* _Input rows_
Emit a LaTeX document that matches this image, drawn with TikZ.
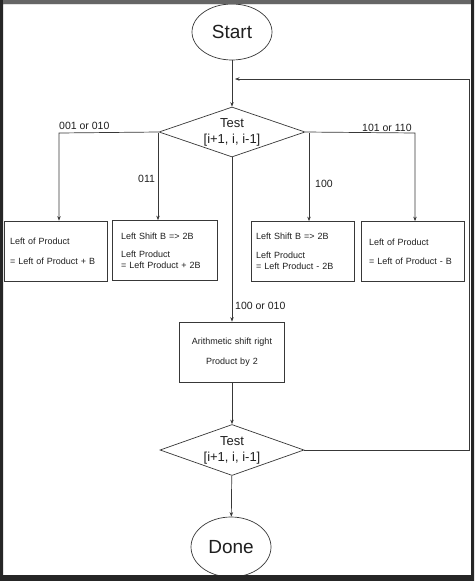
\documentclass[tikz,border=0pt]{standalone}
\usepackage{fontspec}
\setmainfont{Liberation Sans}
\usetikzlibrary{shapes.geometric,arrows.meta}
\definecolor{lc}{gray}{0.22}
\definecolor{tc}{gray}{0.12}
\begin{document}
\begin{tikzpicture}[x=1pt,y=-1pt,
  every node/.style={text=tc},
  line/.style={draw=lc,line width=0.7pt},
  arr/.style={line,-{Stealth[length=4.5pt,width=3.5pt]}},
  term/.style={ellipse,draw=lc,line width=0.7pt,inner sep=0pt,minimum width=80pt,font=\fontsize{19}{22}\selectfont},
  test/.style={diamond,draw=lc,line width=0.7pt,aspect=2.9,inner sep=-1.5pt,minimum width=146pt,minimum height=50pt,align=center,font=\fontsize{13}{16}\selectfont},
  box/.style={rectangle,draw=lc,line width=0.7pt,align=left,inner ysep=0pt,minimum height=60pt,font=\fontsize{9}{11}\selectfont},
  lab/.style={anchor=base west,inner sep=0pt,font=\fontsize{10.5}{12}\selectfont}]
\useasboundingbox (0,0) rectangle (474,581);
\fill[white] (0,0) rectangle (474,581);
% nodes
\node[term,minimum height=56pt] (start) at (232,32) {Start};
\node[test] (d1) at (232,132) {Test\\{}[i+1, i, i-1]};
\node[box,inner xsep=6pt,text width=91pt] (b1) at (55.5,251) {Left of Product\\[9pt]= Left of Product + B};
\node[box,inner xsep=9pt,text width=87pt] (b2) at (164.5,250.5) {Left Shift B => 2B\\[7pt]Left Product\\= Left Product + 2B};
\node[box,inner xsep=5pt,text width=93pt] (b3) at (302.5,251.5) {Left Shift B => 2B\\[8pt]Left Product\\= Left Product - 2B};
\node[box,inner xsep=8pt,text width=87pt] (b4) at (412.5,251.5) {Left of Product\\[8pt]= Left of Product - B};
\node[box,inner xsep=5pt,text width=95pt,align=center] (b5) at (232,352) {Arithmetic shift right\\[9pt]Product by 2};
\node[test,minimum width=144pt,minimum height=51pt] (d2) at (232,450) {Test\\{}[i+1, i, i-1]};
\node[term,minimum height=60pt] (done) at (231,547) {Done};
% coordinates
\coordinate (c1) at (59,133);
\coordinate (c2) at (158,133);
\coordinate (c3) at (309,133);
\coordinate (c4) at (415,133);
\coordinate (loop) at (469,79);
\coordinate (loopend) at (235,79);
% connectors
\draw[arr] (start) -- (d1);
\draw[arr] (d1.west) -- (c1) -- (c1 |- b1.north);
\draw[arr] (c2) -- (c2 |- b2.north);
\draw[arr] (d1.east) -- (c4) -- (c4 |- b4.north);
\draw[arr] (c3) -- (c3 |- b3.north);
\draw[arr] (d1) -- (b5);
\draw[arr] (b5) -- (d2);
\draw[arr] (d2) -- (done);
\draw[arr] (d2.east) -| (loop) -- (loopend);
% labels
\node[lab] (l1) at (59,129) {001 or 010};
\node[lab] (l2) at (362,131) {101 or 110};
\node[lab] (l3) at (138,182) {011};
\node[lab] (l4) at (315,187) {100};
\node[lab] (l5) at (235,309) {100 or 010};
% frame
\fill[black!85,even odd rule] (0,0) rectangle (474,581) (3,4) rectangle (471,575);
\fill[black!60] (3,0) rectangle (471,4);
\end{tikzpicture}
\end{document}
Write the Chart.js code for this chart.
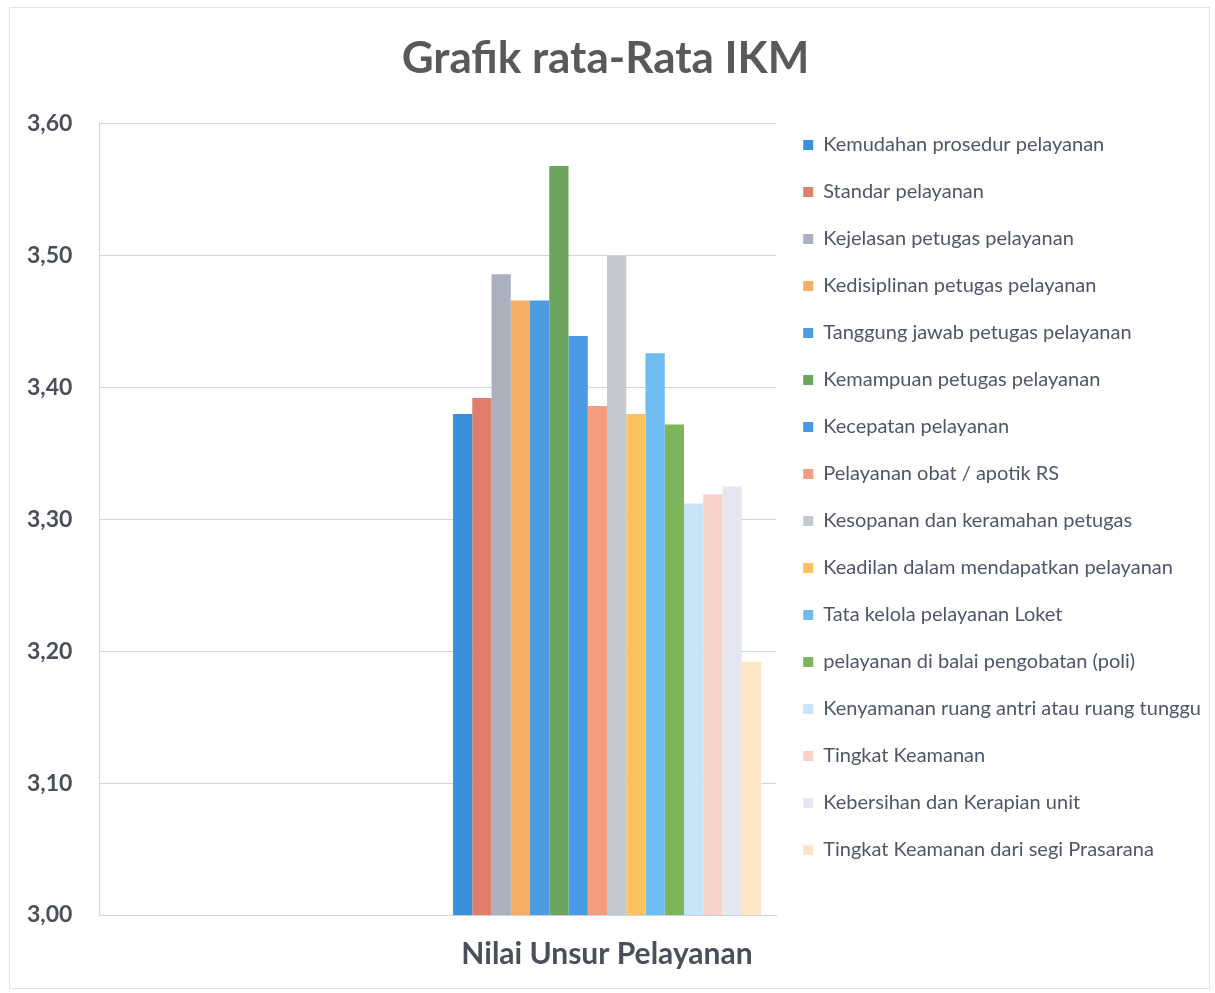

* _What is needed_
Copy every line of the data exactly as written, excluding the pictures.

* _Answer to this exercise_
Emit a LaTeX document that matches this image, drawn with TikZ.
\documentclass[tikz,border=0pt]{standalone}
\usepackage{fontspec}
\setmainfont{Liberation Sans}
\usetikzlibrary{shapes.geometric,arrows.meta}
\definecolor{lc}{gray}{0.22}
\definecolor{tc}{gray}{0.12}
\begin{document}
\begin{tikzpicture}[x=1pt,y=-1pt,
  every node/.style={text=tc},
  line/.style={draw=lc,line width=0.7pt},
  arr/.style={line,-{Stealth[length=4.5pt,width=3.5pt]}},
  term/.style={ellipse,draw=lc,line width=0.7pt,inner sep=0pt,minimum width=80pt,font=\fontsize{19}{22}\selectfont},
  test/.style={diamond,draw=lc,line width=0.7pt,aspect=2.9,inner sep=-1.5pt,minimum width=146pt,minimum height=50pt,align=center,font=\fontsize{13}{16}\selectfont},
  box/.style={rectangle,draw=lc,line width=0.7pt,align=left,inner ysep=0pt,minimum height=60pt,font=\fontsize{9}{11}\selectfont},
  lab/.style={anchor=base west,inner sep=0pt,font=\fontsize{10.5}{12}\selectfont}]
\useasboundingbox (0,0) rectangle (474,581);
\fill[white] (0,0) rectangle (474,581);
% nodes
\node[term,minimum height=56pt] (start) at (232,32) {Start};
\node[test] (d1) at (232,132) {Test\\{}[i+1, i, i-1]};
\node[box,inner xsep=6pt,text width=91pt] (b1) at (55.5,251) {Left of Product\\[9pt]= Left of Product + B};
\node[box,inner xsep=9pt,text width=87pt] (b2) at (164.5,250.5) {Left Shift B => 2B\\[7pt]Left Product\\= Left Product + 2B};
\node[box,inner xsep=5pt,text width=93pt] (b3) at (302.5,251.5) {Left Shift B => 2B\\[8pt]Left Product\\= Left Product - 2B};
\node[box,inner xsep=8pt,text width=87pt] (b4) at (412.5,251.5) {Left of Product\\[8pt]= Left of Product - B};
\node[box,inner xsep=5pt,text width=95pt,align=center] (b5) at (232,352) {Arithmetic shift right\\[9pt]Product by 2};
\node[test,minimum width=144pt,minimum height=51pt] (d2) at (232,450) {Test\\{}[i+1, i, i-1]};
\node[term,minimum height=60pt] (done) at (231,547) {Done};
% coordinates
\coordinate (c1) at (59,133);
\coordinate (c2) at (158,133);
\coordinate (c3) at (309,133);
\coordinate (c4) at (415,133);
\coordinate (loop) at (469,79);
\coordinate (loopend) at (235,79);
% connectors
\draw[arr] (start) -- (d1);
\draw[arr] (d1.west) -- (c1) -- (c1 |- b1.north);
\draw[arr] (c2) -- (c2 |- b2.north);
\draw[arr] (d1.east) -- (c4) -- (c4 |- b4.north);
\draw[arr] (c3) -- (c3 |- b3.north);
\draw[arr] (d1) -- (b5);
\draw[arr] (b5) -- (d2);
\draw[arr] (d2) -- (done);
\draw[arr] (d2.east) -| (loop) -- (loopend);
% labels
\node[lab] (l1) at (59,129) {001 or 010};
\node[lab] (l2) at (362,131) {101 or 110};
\node[lab] (l3) at (138,182) {011};
\node[lab] (l4) at (315,187) {100};
\node[lab] (l5) at (235,309) {100 or 010};
% frame
\fill[black!85,even odd rule] (0,0) rectangle (474,581) (3,4) rectangle (471,575);
\fill[black!60] (3,0) rectangle (471,4);
\end{tikzpicture}
\end{document}
Write the Chart.js code for this chart.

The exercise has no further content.